If you control your fan with a remote or with an app on a smart device, you may be able to change the direction of the fan even more easily by clicking a particular button on the remote or within the app (no ladder required). For specific instructions in this case, refer to the directions that came with your fan.
4 tips to keep your space comfortable and reduce energy usage this winter if you don’t have a ceiling fan
1. Cover up every drafty spot
If you’re an apartment dweller with no access to ceiling fans and little control over the heating in your building, or you just want to make your pad as cozy as it can possibly be, grab some draft stoppers to place at the base of doors and windows so as not to let in chilly outside air from any crevice, suggests Moor.
Sealing up the drafts can reduce your energy usage and save you money on your heating bill, too, according to Courtney Moriarta, director of single family residential at New York State Energy Research and Development Authority (NYSERDA). One quick trick that won’t cost you anything is making sure all windows are fully closed and locked as soon as you turn on your heat for the season (or as soon as your landlord does so). “Locking windows helps make a tight seal to reduce cold drafts from coming in and heat escaping out,” says Moriarta.

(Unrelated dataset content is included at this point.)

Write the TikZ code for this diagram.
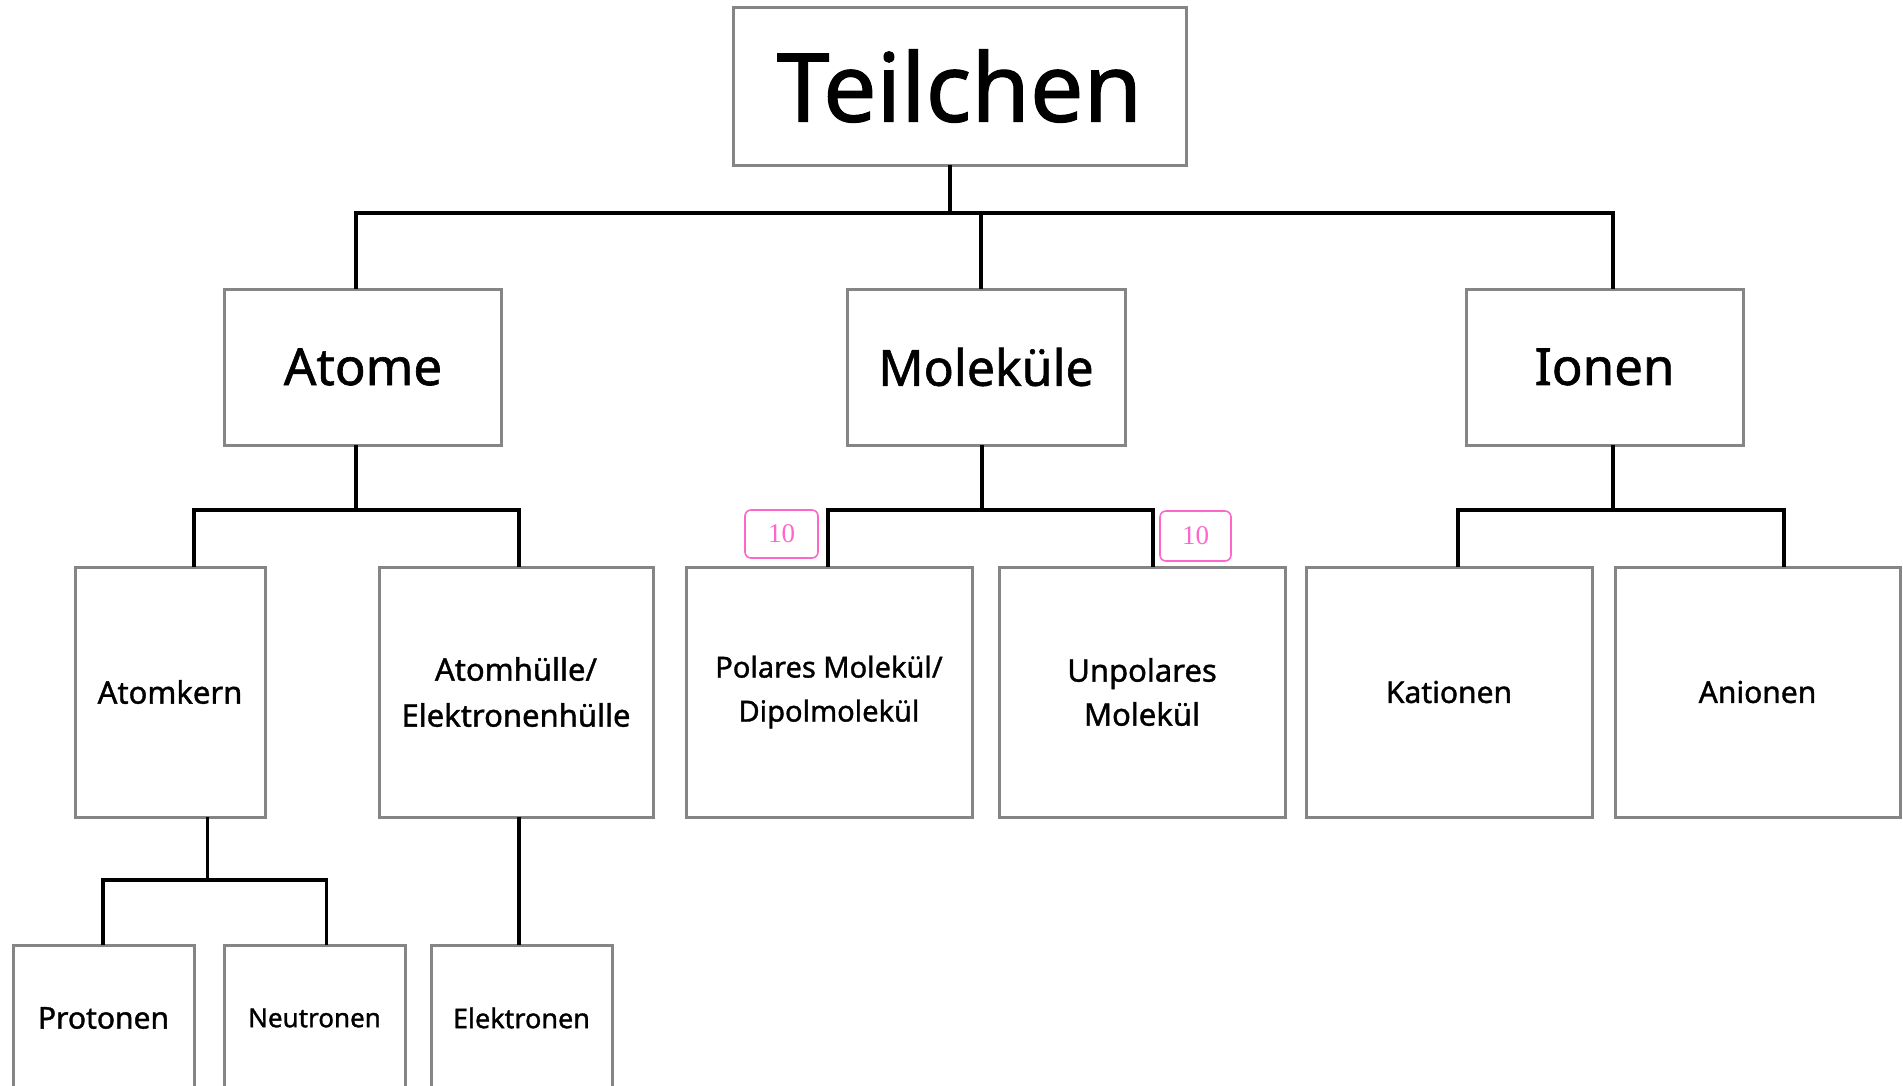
\documentclass[tikz,border=0pt]{standalone}
\usepackage{fontspec}
\setmainfont{Noto Sans}[FakeBold=1.2]
\newfontfamily\badgefont{Liberation Serif}
\definecolor{boxgray}{HTML}{858585}
\definecolor{badgepink}{HTML}{FF66CC}
\begin{document}
\begin{tikzpicture}[x=1pt,y=-1pt,
  box/.style={draw=boxgray, line width=3pt, fill=white, inner sep=0pt, align=center, text=black},
  conn/.style={draw=black, line width=3.4pt, line cap=rect},
  badge/.style={draw=badgepink, line width=1.6pt, rounded corners=6pt, text=badgepink, inner sep=0pt, font=\badgefont\fontsize{27}{27}\selectfont}]
\clip (0,0) rectangle (1903,1085);
\fill[white] (0,0) rectangle (1903,1085);
% level 1
\node[box, minimum width=453pt, minimum height=158pt, font=\fontsize{95}{100}\selectfont] (teil) at (959.5,86) {Teilchen};
% level 2
\node[box, minimum width=277pt, minimum height=156pt, font=\fontsize{51}{56}\selectfont] (atome) at (363,367) {Atome};
\node[box, minimum width=278pt, minimum height=156pt, font=\fontsize{50}{56}\selectfont] (mol) at (986,367) {Moleküle};
\node[box, minimum width=277pt, minimum height=156pt, font=\fontsize{51}{56}\selectfont] (ionen) at (1604.5,367) {Ionen};
% level 3
\node[box, minimum width=190pt, minimum height=250pt, font=\fontsize{31}{46}\selectfont] (kern) at (170,692) {\raisebox{-3pt}{Atomkern}};
\node[box, minimum width=274pt, minimum height=250pt, font=\fontsize{31}{46}\selectfont] (huelle) at (516,692) {Atomhülle/\\Elektronenhülle};
\node[box, minimum width=286pt, minimum height=250pt, font=\fontsize{29}{44}\selectfont] (polar) at (829,692) {Polares Molekül/\\Dipolmolekül};
\node[box, minimum width=286pt, minimum height=250pt, font=\fontsize{31}{44}\selectfont] (unpolar) at (1142,692) {Unpolares\\Molekül};
\node[box, minimum width=286pt, minimum height=250pt, font=\fontsize{30}{44}\selectfont] (kat) at (1449,692) {\raisebox{-3pt}{Kationen}};
\node[box, minimum width=285pt, minimum height=250pt, font=\fontsize{30}{44}\selectfont] (an) at (1757.5,692) {\raisebox{-3pt}{Anionen}};
% level 4
\node[box, minimum width=181pt, minimum height=146pt, font=\fontsize{30}{36}\selectfont] (prot) at (103.5,1018) {Protonen};
\node[box, minimum width=181pt, minimum height=146pt, font=\fontsize{26}{36}\selectfont] (neut) at (314.5,1018) {Neutronen};
\node[box, minimum width=181pt, minimum height=146pt, font=\fontsize{27}{36}\selectfont] (elek) at (521.5,1018) {Elektronen};
% junction coordinates
\coordinate (j1) at (950,213);
\coordinate (j1a) at (356,213);
\coordinate (j1b) at (981,213);
\coordinate (j1c) at (1613,213);
\coordinate (j2a) at (356,510);
\coordinate (j2al) at (194,510);
\coordinate (j2ar) at (519,510);
\coordinate (j2b) at (982,510);
\coordinate (j2bl) at (828,510);
\coordinate (j2br) at (1153,510);
\coordinate (j2c) at (1613,510);
\coordinate (j2cl) at (1458,510);
\coordinate (j2cr) at (1784,510);
\coordinate (j3a) at (207.5,880);
\coordinate (j3al) at (103,880);
\coordinate (j3ar) at (326.5,880);
% connectors
\draw[conn] (teil.south -| j1) -- (j1);
\draw[conn] (j1a) -- (j1c);
\draw[conn] (j1a) -- (j1a |- atome.north);
\draw[conn] (j1b) -- (j1b |- mol.north);
\draw[conn] (j1c) -- (j1c |- ionen.north);
\draw[conn] (atome.south -| j2a) -- (j2a);
\draw[conn] (j2al |- kern.north) -- (j2al) -- (j2ar) -- (j2ar |- huelle.north);
\draw[conn] (mol.south -| j2b) -- (j2b);
\draw[conn] (j2bl |- polar.north) -- (j2bl) -- (j2br) -- (j2br |- unpolar.north);
\draw[conn] (ionen.south -| j2c) -- (j2c);
\draw[conn] (j2cl |- kat.north) -- (j2cl) -- (j2cr) -- (j2cr |- an.north);
\draw[conn] (kern.south -| j3a) -- (j3a);
\draw[conn] (j3al |- prot.north) -- (j3al) -- (j3ar) -- (j3ar |- neut.north);
\draw[conn] (huelle.south -| j2ar) -- (j2ar |- elek.north);
% badges
\node[badge, minimum width=73pt, minimum height=48pt] (b1) at (781.5,534) {10};
\node[badge, minimum width=71pt, minimum height=50pt] (b2) at (1195.5,536) {10};
\end{tikzpicture}
\end{document}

2. Make savvy use of a portable fan
No ceiling fan installed? No problem. A portable reversible fan can do the trick. Place it on an elevated surface in your space and change the airflow mode to clockwise (typically the reverse setting) to coax warm air down, says Moor.
If your apartment or condo feels more like a sauna in the winter (thanks to a radiator you can’t adjust), you can also make use of a portable fan to cool your space. “Crack a window just a bit to balance things out, and position your portable or box fan on low right in that area to get the air flowing like a gentle breeze,” says Moor.

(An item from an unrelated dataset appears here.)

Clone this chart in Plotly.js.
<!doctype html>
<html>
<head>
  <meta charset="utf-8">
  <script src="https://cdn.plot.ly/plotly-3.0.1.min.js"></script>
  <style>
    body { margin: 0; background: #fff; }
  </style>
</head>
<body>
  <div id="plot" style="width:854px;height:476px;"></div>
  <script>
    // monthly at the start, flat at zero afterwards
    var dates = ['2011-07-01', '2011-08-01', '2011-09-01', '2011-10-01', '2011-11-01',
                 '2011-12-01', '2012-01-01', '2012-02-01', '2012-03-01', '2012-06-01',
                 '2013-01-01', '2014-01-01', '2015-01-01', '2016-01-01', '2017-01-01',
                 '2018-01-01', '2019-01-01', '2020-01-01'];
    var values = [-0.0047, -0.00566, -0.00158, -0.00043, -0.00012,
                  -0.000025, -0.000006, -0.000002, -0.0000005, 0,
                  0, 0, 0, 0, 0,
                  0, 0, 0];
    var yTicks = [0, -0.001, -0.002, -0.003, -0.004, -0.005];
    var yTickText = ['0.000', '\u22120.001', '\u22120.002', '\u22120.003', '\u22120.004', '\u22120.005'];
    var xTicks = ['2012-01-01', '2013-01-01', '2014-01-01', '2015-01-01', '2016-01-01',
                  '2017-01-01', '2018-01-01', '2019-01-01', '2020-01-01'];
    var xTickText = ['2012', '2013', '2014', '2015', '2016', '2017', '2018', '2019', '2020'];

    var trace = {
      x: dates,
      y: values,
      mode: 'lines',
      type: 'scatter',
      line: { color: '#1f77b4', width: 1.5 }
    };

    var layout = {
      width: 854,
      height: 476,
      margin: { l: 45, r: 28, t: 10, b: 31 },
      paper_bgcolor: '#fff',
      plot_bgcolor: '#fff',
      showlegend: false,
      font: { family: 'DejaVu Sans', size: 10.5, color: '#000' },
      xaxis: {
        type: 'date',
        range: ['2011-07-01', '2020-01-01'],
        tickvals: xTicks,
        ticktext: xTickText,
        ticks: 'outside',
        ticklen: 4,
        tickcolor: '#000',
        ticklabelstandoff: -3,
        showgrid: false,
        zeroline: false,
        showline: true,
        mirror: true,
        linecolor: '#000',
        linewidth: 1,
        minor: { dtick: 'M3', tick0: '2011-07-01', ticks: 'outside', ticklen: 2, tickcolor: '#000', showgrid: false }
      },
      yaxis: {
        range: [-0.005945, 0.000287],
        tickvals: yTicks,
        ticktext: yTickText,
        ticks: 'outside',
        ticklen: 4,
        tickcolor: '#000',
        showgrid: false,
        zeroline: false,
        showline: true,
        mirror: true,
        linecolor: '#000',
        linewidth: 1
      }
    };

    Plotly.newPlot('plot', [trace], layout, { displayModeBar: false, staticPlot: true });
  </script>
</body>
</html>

3. Use your window shades wisely
When you notice any little bit of sunshine this time of year, take advantage of it. Open up your window shades and blinds during the day to let the room absorb both daylight and heat from the sun, suggests Moriarta. Then, be sure to close them as soon as it gets dark so that things don’t get drafty, and you don’t have heat loss through the dark windows, she adds.
4. Adjust your thermostat during the night and when you’re out
If you have a thermostat in your home and can control its temperature, Jones says you can potentially save energy (and some cash while you’re at it) by setting it four degrees lower than normal when you’re sleeping and seven degrees lower when you’re not going to be home.